Consequently, it may be necessary to pass F_SETOWN the result of gettid instead
of getpid(2) to get sensible results when F_SETSIG is used. (In current Linux threading
implementations, a main thread’s thread ID is the same as its process ID. This means that
a single-threaded program can equally use gettid(2) or getpid(2) in this scenario.)

So, I replaced the call to getpid() by a call to gettid(), which I have proven it is
also backwards compatible. It works fine.

Tuesday, July 22, 2008

Testing qemu

The goal is to run ARM software on a Linux PC.
I download the latest qemu, which is 0.9.1 today.

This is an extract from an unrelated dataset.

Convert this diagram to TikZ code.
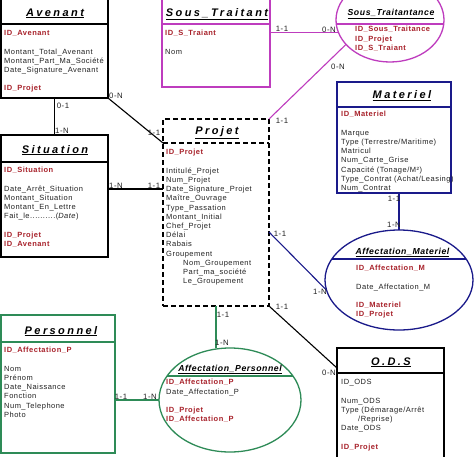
\documentclass[tikz,border=0pt]{standalone}
\usepackage{fontspec}
\setmainfont{Liberation Sans}[LetterSpace=6.5]
\newfontfamily\titlefont{Liberation Sans}[LetterSpace=22]
\usetikzlibrary{shapes.geometric,calc}
\definecolor{magc}{HTML}{BE3CBE}
\definecolor{navc}{HTML}{1A1A8A}
\definecolor{grnc}{HTML}{2E8B57}
\definecolor{keyred}{HTML}{A8222B}
\definecolor{txtc}{HTML}{222222}
\newcommand\rk[1]{\textcolor{keyred}{\bfseries #1}}
\newcommand\ttl[1]{\titlefont\bfseries\itshape\underline{#1}}
\newcommand\ettl[1]{\bfseries\itshape\underline{#1}}
\tikzset{
  ent/.style={draw, line width=1.3pt, rectangle, inner sep=0pt, outer sep=0pt},
  ell/.style={draw, line width=1.3pt, ellipse, inner sep=0pt, outer sep=0pt},
  body/.style={anchor=north west, inner sep=0pt, align=left, font=\fontsize{7.5}{9.2}\selectfont, text=txtc},
  ttlnode/.style={anchor=base, inner sep=0pt, font=\fontsize{11}{12}\selectfont},
  ettlnode/.style={anchor=base, inner sep=0pt, font=\fontsize{8.7}{10}\selectfont},
  card/.style={inner sep=0pt, font=\fontsize{7.8}{9}\selectfont, text=txtc},
  conn/.style={line width=1.1pt},
  divl/.style={line width=1.3pt}
}
\begin{document}
\begin{tikzpicture}[x=1pt,y=-1pt]
\clip (0,0) rectangle (474,456);
\fill[white] (0,0) rectangle (474,456);

% ---------- boxes ----------
\node[ent, minimum width=107pt, minimum height=100pt] (av) at (54.5,48) {};
\node[ent, draw=magc, minimum width=108pt, minimum height=89pt] (st) at (216,42.5) {};
\node[ell, draw=magc, minimum width=108pt, minimum height=84pt] (stt) at (390,20) {};
\node[ent, minimum width=107pt, minimum height=122pt] (sit) at (54.5,196) {};
\node[ent, line width=1.8pt, dash pattern=on 5pt off 3pt, minimum width=106pt, minimum height=187pt] (pj) at (216,212.5) {};
\node[ent, draw=navc, minimum width=114pt, minimum height=111pt] (mat) at (394,137.5) {};
\node[ell, draw=navc, minimum width=148pt, minimum height=100pt] (am) at (399,280) {};
\node[ent, draw=grnc, minimum width=114pt, minimum height=138pt] (pers) at (58,384) {};
\node[ell, draw=grnc, minimum width=142pt, minimum height=104pt] (ap) at (230,400) {};
\node[ent, minimum width=107pt, minimum height=122pt] (ods) at (390.5,409) {};

% ---------- dividers ----------
\draw[divl] (av.west |- 0,24) -- (av.east |- 0,24);
\draw[divl, magc] (st.west |- 0,24) -- (st.east |- 0,24);
\draw[divl, magc] (336.3,24) -- (443.7,24);
\draw[divl] (sit.west |- 0,162) -- (sit.east |- 0,162);
\draw[line width=1.8pt, dash pattern=on 5pt off 3pt] (pj.west |- 0,143) -- (pj.east |- 0,143);
\draw[divl, navc] (mat.west |- 0,107) -- (mat.east |- 0,107);
\draw[divl, navc] (331.8,259) -- (466.2,259);
\draw[divl, grnc] (pers.west |- 0,342) -- (pers.east |- 0,342);
\draw[divl, grnc] (167,376) -- (293,376);
\draw[divl] (ods.west |- 0,373) -- (ods.east |- 0,373);

% ---------- titles ----------
\node[ttlnode] (tav) at (55,16) {\ttl{Avenant}};
\node[ttlnode] (tst) at (217,16) {\ttl{Sous\_Traitant}};
\node[ttlnode] (tsit) at (55,153) {\ttl{Situation}};
\node[ttlnode] (tpj) at (217,134.5) {\ttl{Projet}};
\node[ttlnode] (tmat) at (402,98.5) {\ttl{Materiel}};
\node[ttlnode] (tpers) at (61,334) {\ttl{Personnel}};
\node[ttlnode] (tods) at (391,365) {\ttl{O.D.S}};
\node[ettlnode] (tstt) at (391,15.5) {\ettl{Sous\_Traitantance}};
\node[ettlnode] (tam) at (402.5,254) {\ettl{Affectation\_Materiel}};
\node[ettlnode] (tap) at (230,371) {\ettl{Affectation\_Personnel}};

% ---------- bodies ----------
\node[body] (bav) at (4,30.3) {\rk{ID\_Avenant}\\[9.2pt]
  Montant\_Total\_Avenant\\ Montant\_Part\_Ma\_Société\\ Date\_Signature\_Avenant\\[9.2pt]
  \rk{ID\_Projet}};
\node[body] (bst) at (165,30.3) {\rk{ID\_S\_Traiant}\\[9.2pt] Nom};
\node[body] (bstt) at (355,26.3) {\rk{ID\_Sous\_Traitance}\\ \rk{ID\_Projet}\\ \rk{ID\_S\_Traiant}};
\node[body] (bsit) at (4,167.3) {\rk{ID\_Situation}\\[9.2pt]
  Date\_Arrêt\_Situation\\ Montant\_Situation\\ Montant\_En\_Lettre\\ Fait\_le..........(\textit{Date})\\[9.2pt]
  \rk{ID\_Projet}\\ \rk{ID\_Avenant}};
\node[body] (bpj) at (166,149.3) {\rk{ID\_Projet}\\[9.2pt]
  Intitulé\_Projet\\ Num\_Projet\\ Date\_Signature\_Projet\\ Maître\_Ouvrage\\ Type\_Passation\\
  Montant\_Initial\\ Chef\_Projet\\ Délai\\ Rabais\\ Groupement\\
  \hspace{17pt}Nom\_Groupement\\ \hspace{17pt}Part\_ma\_société\\ \hspace{17pt}Le\_Groupement};
\node[body] (bmat) at (341,111.3) {\rk{ID\_Materiel}\\[9.2pt]
  Marque\\ Type (Terrestre/Maritime)\\ Matricul\\ Num\_Carte\_Grise\\ Capacité (Tonage/M²)\\
  Type\_Contrat (Achat/Leasing)\\ Num\_Contrat};
\node[body] (bam) at (356,265.3) {\rk{ID\_Affectation\_M}\\[9.2pt] Date\_Affectation\_M\\[9.2pt]
  \rk{ID\_Materiel}\\ \rk{ID\_Projet}};
\node[body] (bpers) at (4,347.3) {\rk{ID\_Affectation\_P}\\[9.2pt]
  Nom\\ Prénom\\ Date\_Naissance\\ Fonction\\ Num\_Telephone\\ Photo};
\node[body] (bap) at (166,379.3) {\rk{ID\_Affectation\_P}\\ Date\_Affectation\_P\\[9.2pt]
  \rk{ID\_Projet}\\ \rk{ID\_Affectation\_P}};
\node[body] (bods) at (341,379.3) {ID\_ODS\\[9.2pt] Num\_ODS\\ Type (Démarage/Arrêt\\
  \hspace{17pt}/Reprise)\\ Date\_ODS\\[9.2pt] \rk{ID\_Projet}};

% ---------- connectors ----------
\draw[conn, magc] (st.east |- stt.194) -- (stt.194);
\draw[conn, magc] (stt.209) -- (pj.north east);
\draw[conn] (av.south) -- (sit.north);
\draw[conn] (av.south east) -- ([yshift=69.5pt]pj.west);
\draw[conn] ([yshift=7pt]sit.east) -- ([yshift=7pt]sit.east -| pj.west);
\draw[conn, navc] ([yshift=-19.5pt]pj.east) -- (am.188);
\draw[conn, navc] (am.north |- mat.south) -- (am.north);
\draw[conn] (pj.south east) -- ([yshift=41pt]ods.west);
\draw[conn, grnc] (pj.south) -- (pj.south |- ap.north);
\draw[conn, grnc] ([yshift=-16pt]pers.east) -- (ap.west);

% ---------- cardinalities ----------
\node[card] (c1) at (282,29) {1-1};
\node[card] (c2) at (329,30) {0-N};
\node[card] (c3) at (338,67) {0-N};
\node[card] (c4) at (282,121) {1-1};
\node[card] (c5) at (63,106) {0-1};
\node[card] (c6) at (62,131) {1-N};
\node[card] (c7) at (116,96) {0-N};
\node[card] (c8) at (154,133) {1-1};
\node[card] (c9) at (116,186) {1-N};
\node[card] (c10) at (154,186) {1-1};
\node[card] (c11) at (280,234) {1-1};
\node[card] (c12) at (320,292) {1-N};
\node[card] (c13) at (394,199) {1-1};
\node[card] (c14) at (394,225) {1-N};
\node[card] (c15) at (282,307) {1-1};
\node[card] (c16) at (329,373) {0-N};
\node[card] (c17) at (223,315) {1-1};
\node[card] (c18) at (222,343) {1-N};
\node[card] (c19) at (121,397) {1-1};
\node[card] (c20) at (150,397) {1-N};
\end{tikzpicture}
\end{document}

There isn't much fun here, just the usual stages:

./configure --target-list=arm-linux-user
make install (as root)

Qemu requires the run-time libraries to run. The quickest way is to explode an entire package release to a root directory:

# tpkg-explode main tempdir

Warning: the postinstall scripts of the packages are not executed, which is not very important for most of the packages but the library cache file. So I manually edit etc/ld.so.conf and add the library paths there /usr/TCSL/lib.

Then I rebuild the library cache:
# ldconfig -r //tempdir

and now I can run any ARM program:

# qemu-arm -L tempdir tempdir/usr/TCSL/bin/unsls

It works great, but it does not detect memory overwrites or leaks (who told me that it could?).
It's fine, but not as a memory checker for ARM, as I intended.

Cross-compiling Valgrind

Valgrind is available for other architectures other than the i386/PC. Unfortunately it is not ported to the ARM processor family, but it still can be useful for the PPC targets I use.

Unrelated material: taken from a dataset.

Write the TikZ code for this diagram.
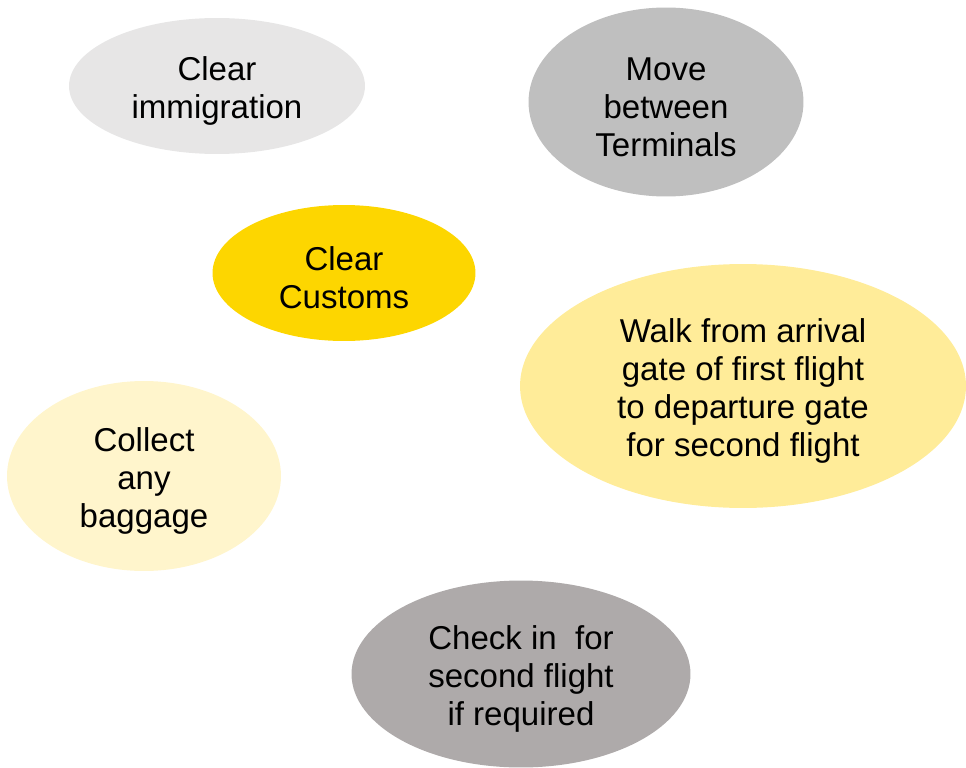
\documentclass[tikz,border=0pt]{standalone}
\usepackage{fontspec}
\setmainfont{Liberation Sans}
\usetikzlibrary{shapes.geometric, positioning}
\definecolor{lightgrey}{HTML}{E7E6E6}
\definecolor{midgrey}{HTML}{BFBFBF}
\definecolor{darkgrey}{HTML}{AEAAAA}
\definecolor{gold}{HTML}{FDD600}
\definecolor{paleyellow}{HTML}{FFEC99}
\definecolor{creamyellow}{HTML}{FFF5CC}
\newcommand{\topstrut}{\rule{0pt}{0.68cm}}

\begin{document}
\begin{tikzpicture}[x=0.02cm, y=-0.02cm]
    \tikzset{step box/.style={ellipse, draw=none, inner sep=0pt, align=center,
        font=\fontsize{18.8}{21.6}\selectfont}}
    \useasboundingbox (0,0) rectangle (966,767);
    \node[step box, fill=lightgrey, minimum width=5.92cm, minimum height=2.72cm] at (217, 86) (immig) {\topstrut Clear\\immigration};
    \node[step box, fill=midgrey, minimum width=5.5cm, minimum height=3.78cm] at (666, 102) (move) {\topstrut Move\\between\\Terminals};
    \node[step box, fill=gold, minimum width=5.26cm, minimum height=2.72cm] at (344, 273) (customs) {\topstrut Clear\\Customs};
    \node[step box, fill=paleyellow, minimum width=8.92cm, minimum height=4.88cm] at (743, 386) (walk) {\topstrut Walk from arrival\\gate of first flight\\to departure gate\\for second flight};
    \node[step box, fill=creamyellow, minimum width=5.48cm, minimum height=3.8cm] at (144, 476) (collect) {\topstrut Collect\\any\\baggage};
    \node[step box, fill=darkgrey, minimum width=6.78cm, minimum height=3.74cm] at (521, 674) (checkin) {\topstrut Check in\ \ for\\second flight\\if required};
\end{tikzpicture}
\end{document}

First, I download the latest version of valgrind (today is 3.3.1).

Before configuring, a word of advice: the prefix option does not work as usual. The absolute prefix path gets hardwired in the valgrind code so that valgrind is able to find other tools such as memcheck, etc. So, the prefix path must be used with the target distribution in mind. As I plan to install valgrind on a network directory and mount it via NFS from the target unit, I will set 'prefix' to
the name of the mountpoint.

The reason for not installing valgrind on the target is because the size of the file is quite big (more than 50MB) as valgrind requires that his own binary files are not stripped. This is explained in the README_PACKAGERS file.

Apart from setting the usual CC variable:
/configure --host=ppc-linux --prefix=/ppc/tools/valgrind --disable-tls
make install

TLS is not provided by my kernel version, so it is disabled here.

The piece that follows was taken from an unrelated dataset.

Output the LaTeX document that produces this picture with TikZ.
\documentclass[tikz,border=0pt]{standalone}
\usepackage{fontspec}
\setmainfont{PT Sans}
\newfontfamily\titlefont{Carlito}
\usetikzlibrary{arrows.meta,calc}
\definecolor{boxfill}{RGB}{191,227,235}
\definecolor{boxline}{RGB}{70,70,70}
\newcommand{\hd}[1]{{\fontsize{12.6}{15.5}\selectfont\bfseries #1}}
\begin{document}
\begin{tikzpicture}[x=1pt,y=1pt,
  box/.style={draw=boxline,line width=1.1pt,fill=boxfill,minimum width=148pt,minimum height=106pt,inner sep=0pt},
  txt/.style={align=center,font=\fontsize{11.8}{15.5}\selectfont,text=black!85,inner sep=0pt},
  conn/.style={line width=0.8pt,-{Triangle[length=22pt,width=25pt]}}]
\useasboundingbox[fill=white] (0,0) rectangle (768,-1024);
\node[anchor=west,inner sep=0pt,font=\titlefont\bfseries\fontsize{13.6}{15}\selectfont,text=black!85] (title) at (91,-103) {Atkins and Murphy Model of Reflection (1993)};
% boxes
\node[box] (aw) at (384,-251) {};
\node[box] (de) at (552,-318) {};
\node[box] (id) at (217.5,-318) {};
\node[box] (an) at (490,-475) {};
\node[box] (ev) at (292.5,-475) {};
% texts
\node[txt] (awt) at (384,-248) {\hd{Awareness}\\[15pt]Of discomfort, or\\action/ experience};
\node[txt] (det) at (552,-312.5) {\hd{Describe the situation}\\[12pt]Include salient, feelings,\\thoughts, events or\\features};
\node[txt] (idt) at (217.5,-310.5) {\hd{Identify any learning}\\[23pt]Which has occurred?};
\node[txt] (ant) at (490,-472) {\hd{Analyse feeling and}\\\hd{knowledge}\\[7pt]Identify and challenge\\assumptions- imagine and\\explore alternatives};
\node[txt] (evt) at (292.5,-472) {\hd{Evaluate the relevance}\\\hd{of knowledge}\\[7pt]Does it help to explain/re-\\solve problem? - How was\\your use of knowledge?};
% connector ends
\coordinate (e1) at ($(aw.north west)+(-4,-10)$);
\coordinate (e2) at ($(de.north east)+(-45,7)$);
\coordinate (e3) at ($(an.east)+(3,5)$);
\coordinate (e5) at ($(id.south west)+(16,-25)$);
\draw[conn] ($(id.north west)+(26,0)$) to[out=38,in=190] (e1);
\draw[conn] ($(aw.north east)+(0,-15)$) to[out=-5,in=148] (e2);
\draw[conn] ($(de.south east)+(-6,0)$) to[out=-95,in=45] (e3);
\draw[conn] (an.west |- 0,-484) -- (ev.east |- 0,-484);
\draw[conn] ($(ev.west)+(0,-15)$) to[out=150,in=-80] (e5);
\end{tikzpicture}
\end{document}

At this point, valgrind runs but it reports an error that it is unable to do some binary code substitutions (i.e. the strlen function). It suggests that the linker may be stripped /lib/ld-·so, which is true.

Having the unstripped version of 'ld' requires compiling the entire glibc RPM. For my platform, the glibc is installed as an RPM. Then, I download and install the source RPM.

The binary files get automatically stripped by rpmbuild at the end of the %install stage. The "__os_install_post" macro contains the script that must be run at that point. This scriptlet calls the brp-strip-shared script, which lives under /opt/eldk/usr/lib/rpm, and strips all the shared libraries found in the installation directory. Unfortunately, my installation of ppc-rpm does not allow this scriptlet to be edited, so the only option is to add a condition at the top of the brp-strip-shared scripts so that if the DONT_STRIP_SHARED variable is set, then exit the script immediately. The spec file must be edited so that this variable is defined.

Then, I modify the glibc.spec file where, at the end of the %install section, there is a piece of code that strips all shared libraries but the 'libpthread' library. I just add the 'ld' library as an exception to the strip process, and then I rebuild the RPM.

export PATH=/opt/eldk/usr/ppc-linux/bin/:$PATH
ppc-rpmbuild -ba glibc.spec

Do not forget to increase or change the version of the RPM so that it is installed in the target successfully.

A simpler workaround is to copy the ld-x.y.z.so file manually, in this case, use 'cp -f' as the file is always in use.